3 minute read

Recently, some articles appear in my linkedin thread which describe an approach of applyign RL in trading algorithm. I have learned a lot about DL, traditional ML and CV stuff during my master, but still RL is a new continent for me.

Deep Q learning is a combination of Deep Learning and Q-learning, where Q-learning is a subcategory of Reinforcement learning which is named after its action-value function Q.

For readers who have interest on digging into mathematical source of Q-learning, i recommand reading these zhihu tutorials: DQN3,DQN4,DQN5. A more pragmatical tutorial with pseudo-codes for Q-learning can be found in this article. The main focus for this blog is however placed on the review of trading-bot, which is a python lib for applying DQN in trading, source is here.

Learning Environment for RL in trading

  • Action at each timestep t:
    • buy, sell or hold
  • State at each timestep t:
    • Ideally: current market/stock status at timestep t (OHLCV Data)
    • Trading-bot: sigmoid wrapped intraday Stock Close Price Difference
      • which is Close(t)-Close(t-1)
      • Size: 10 which is the oberserve window size backwards
  • Reward:
    • If Action is Sell:
      • Reward = Sell Price-Buy Price
    • If Action is Buy or Hold
      • Reward = 0
  • Policy:
    • The Decision to take action based on current state
    • approximate Q-function policy with DNN:
      • Keras MLP with Huber Loss
      • all Dense Layers: 10-128-128-256-256-3
      • Input: Current State
        • Size: 10
      • Output: Action Probabilities
        • Size: 3

Hyperparameter

  • Batch Size:
    • the size of how much we interact with environment to collect enough data(state,action,reward)
    • default:32
    • fit the policy model DNN after each data collection
  • Window Size:
    • determines the state size
    • look-back period from current timestep t
    • default: 32
    • In this case is the stock price from t-10 to t
  • Episode:
    • equivalent to Epoch in normal Deep Learning
    • Purpose is to refine model during the retraining
    • default: 50

Main Loop pseudocode

Foreach Episode
  Foreach timestep t in range(data)
    // training
    state = get_current_state(t) //look back 10 days, collect data, pass through sigmoid
    next_state = get_current_state(t+1) //from tomorrow look back 10 days, collect data, pass through sigmoid

    action = get_current_action() //random sample from action size(3) for buy(1),sell(2),hold(3), return buy(1) for the initial
    reward = get_reward() //based on action, calculate reward:0 or sell_price-buy_price
    memory = save_status_in_memory() //save: state,action,reward,next_state,done

    if len(memory)>batch_size:
      train_policy_dnn(batch_size) //sample batch_size dataset from memory, prepare the dataset X,Y, then fit dnn with X,Y

Pseudocode for DNN Training

def train_policy_dnn():
  """
  target:
    "assumed" ground truth of Q-value, 
  """

  model = keras_4_layers_model()
  mini_batch = sample_memory(batch_size) //sample raw dataset

  //prepare data
  for state,action,reward,next_state,done in mini_batch:
    if done:
      target = reward //last instance
    else:
      target = reward + gamma*np.amax(model.predict(next_state)) //Q-value, the maximal value of choosing proper action

    q_values = model.predict(state) //get current prediction
    q_values[action] = target //correct the output of selected action with ground-truth(future info,next state)

    X_train.append(state)
    Y_train.append(q_values)

  loss = model.fit(X_train,Y_train,epoch=1).history["loss"]

  return loss


Notes

Codes above deal only with one single DQN scenario. After the initial paper for introducing DQN, ppl have developed T-DQN and Double-DQN which are also implemented in trading-bot, but not discussed here for now. I will discuss them in the future.
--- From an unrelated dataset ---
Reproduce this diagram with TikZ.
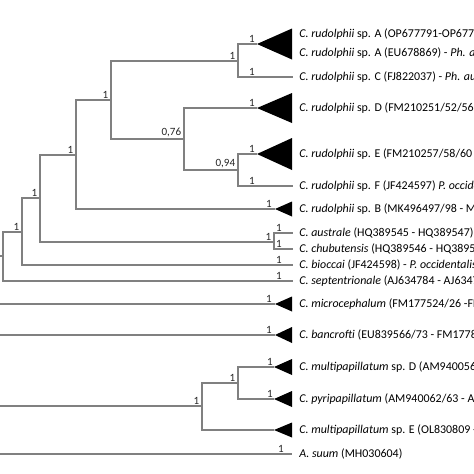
\documentclass[tikz,border=0pt]{standalone}
\usepackage{fontspec}
\setmainfont{Carlito}
\usetikzlibrary{positioning}
\definecolor{cBranch}{RGB}{128,128,128}
\tikzset{
  branch/.style={draw=cBranch,line width=0.6pt},
  clade/.style={fill=black},
  taxon/.style={anchor=west,inner sep=0pt,font=\fontsize{6.8}{8}\selectfont},
  supp/.style={anchor=south east,inner sep=0pt,font=\fontsize{6.3}{7}\selectfont,
               text=black!85}
}
\begin{document}
\begin{tikzpicture}[x=0.02cm,y=-0.02cm]
  \useasboundingbox (0,0) rectangle (474,474);

  % internal nodes
  \coordinate (root) at (3,256);
  \coordinate (n1) at (22,232);
  \coordinate (n2) at (40,198);
  \coordinate (n3) at (76,155);
  \coordinate (n4) at (111,100);
  \coordinate (n5) at (238,61);
  \coordinate (n6) at (184,139);
  \coordinate (n7) at (238,170);
  \coordinate (n8) at (274,242);
  \coordinate (n9) at (202,406);
  \coordinate (n10) at (238,383);

  % ancestors cut off at the left edge
  \coordinate (cutR) at (0,256);
  \coordinate (cutMic) at (0,304);
  \coordinate (cutBan) at (0,335);
  \coordinate (cutMul) at (0,406);
  \coordinate (cutAsu) at (0,454);

  % tips (apex of a collapsed clade or end of a branch)
  \coordinate (tA) at (257,44);
  \coordinate (tC) at (293,77);
  \coordinate (tD) at (257,108);
  \coordinate (tE) at (257,154);
  \coordinate (tF) at (293,186);
  \coordinate (tB) at (275,209);
  \coordinate (tAus) at (293,233);
  \coordinate (tChu) at (293,249);
  \coordinate (tBio) at (293,265);
  \coordinate (tSep) at (293,281);
  \coordinate (tMic) at (275,304);
  \coordinate (tBan) at (275,335);
  \coordinate (tMulD) at (274,367);
  \coordinate (tPyr) at (274,399);
  \coordinate (tMulE) at (274,430);
  \coordinate (tAsu) at (292,454);

  % branches
  \draw[branch] (cutR) -- (root);
  \draw[branch] (root) |- (n1);
  \draw[branch] (root) |- (tSep);
  \draw[branch] (n1) |- (n2);
  \draw[branch] (n1) |- (tBio);
  \draw[branch] (n2) |- (n3);
  \draw[branch] (n2) |- (n8);
  \draw[branch] (n3) |- (n4);
  \draw[branch] (n3) |- (tB);
  \draw[branch] (n4) |- (n5);
  \draw[branch] (n4) |- (n6);
  \draw[branch] (n5) |- (tA);
  \draw[branch] (n5) |- (tC);
  \draw[branch] (n6) |- (tD);
  \draw[branch] (n6) |- (n7);
  \draw[branch] (n7) |- (tE);
  \draw[branch] (n7) |- (tF);
  \draw[branch] (n8) |- (tAus);
  \draw[branch] (n8) |- (tChu);
  \draw[branch] (cutMic) -- (tMic);
  \draw[branch] (cutBan) -- (tBan);
  \draw[branch] (cutMul) -- (n9);
  \draw[branch] (n9) |- (n10);
  \draw[branch] (n9) |- (tMulE);
  \draw[branch] (n10) |- (tMulD);
  \draw[branch] (n10) |- (tPyr);
  \draw[branch] (cutAsu) -- (tAsu);

  % collapsed clades
  \foreach \t/\w/\h in {tA/35/15.5, tD/35/15, tE/35/16, tB/17/7.5,
                        tMic/17/7.5, tBan/17/8, tMulD/18/8, tPyr/18/8, tMulE/18/7.5}
    \fill[clade] (\t) -- ++(\w,-\h) -- ++(0,2*\h) -- cycle;

  % posterior probabilities at the nodes
  \foreach \n/\v in {n1/1, n2/1, n3/1, n4/1, n5/1, n6/{0,76}, n7/{0,94},
                     n8/1, n9/1, n10/1}
    \node[supp] (s\n) at ([shift={(-2.5,-1.5)}]\n) {\v};

  % posterior probabilities on the terminal branches
  \foreach \n/\x/\y in {A/255/42.5, C/255/75.5, D/255/106.5, E/255/152.5,
                        F/255/184.5, B/272/207.5, Aus/282/231.5, Chu/282/247.5,
                        Bio/282/263.5, Sep/282/279.5, Mic/272/302.5,
                        Ban/272/333.5, MulD/273/365.5, Pyr/273/397.5,
                        Asu/284/452.5}
    \node[supp] (st\n) at (\x,\y) {1};

  % taxa
  \node[taxon] (lA1) at (299,34) {\textit{C. rudolphii} sp. A (OP677791-OP6777};
  \node[taxon] (lA2) at (299,53) {\textit{C. rudolphii} sp. A (EU678869) - \textit{Ph. am}};
  \node[taxon] (lC) at (299,77) {\textit{C. rudolphii} sp. C (FJ822037) - \textit{Ph. au}};
  \node[taxon] (lD) at (299,108) {\textit{C. rudolphii} sp. D (FM210251/52/56};
  \node[taxon] (lE) at (299,154) {\textit{C. rudolphii} sp. E (FM210257/58/60 -};
  \node[taxon] (lF) at (299,186) {\textit{C. rudolphii} sp. F (JF424597) \textit{P. occide}};
  \node[taxon] (lB) at (299,209) {\textit{C. rudolphii} sp. B (MK496497/98 - MT};
  \node[taxon] (lAus) at (299,233) {\textit{C. australe} (HQ389545 - HQ389547)};
  \node[taxon] (lChu) at (299,249) {\textit{C. chubutensis} (HQ389546 - HQ38954};
  \node[taxon] (lBio) at (299,265) {\textit{C. bioccai} (JF424598) - \textit{P. occidentalis}};
  \node[taxon] (lSep) at (299,281) {\textit{C. septentrionale} (AJ634784 - AJ6347};
  \node[taxon] (lMic) at (299,304) {\textit{C. microcephalum} (FM177524/26 -FM};
  \node[taxon] (lBan) at (299,335) {\textit{C. bancrofti} (EU839566/73 - FM1778};
  \node[taxon] (lMulD) at (299,367) {\textit{C. multipapillatum} sp. D (AM940056-};
  \node[taxon] (lPyr) at (299,399) {\textit{C. pyripapillatum} (AM940062/63 - AM};
  \node[taxon] (lMulE) at (299,430) {\textit{C. multipapillatum} sp. E (OL830809 -};
  \node[taxon] (lAsu) at (299,454) {\textit{A. suum} (MH030604)};

\end{tikzpicture}
\end{document}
The fundamental notion of these 2 new DQN is called “model copy” or “model transfer”. That means we only update (weights copy) the target_model for a given period, before that we used the previous model(which we believe is still valid for current context) to calculate the ground-truth.

def train_policy_dnn_tdqn():
  """
  target:
    "assumed" ground truth of Q-value, 
  """

  model = keras_4_layers_model()
  tárget_mdoel = model.copy()

  mini_batch = sample_memory(batch_size) //sample raw dataset

  if n_iter % reset_count == 0:
    tárget_mdoel.weights = model.weights

  //prepare data
  for state,action,reward,next_state,done in mini_batch:
    if done:
      target = reward //last instance
    else:
      target = reward + gamma*np.amax(target_model.predict(next_state)) //we use here target_model to update the ground-truth

    q_values = model.predict(state) //get current prediction
    q_values[action] = target //correct the output of selected action with ground-truth(future info,next state)

    X_train.append(state)
    Y_train.append(q_values)

  loss = model.fit(X_train,Y_train,epoch=1).history["loss"]

  return loss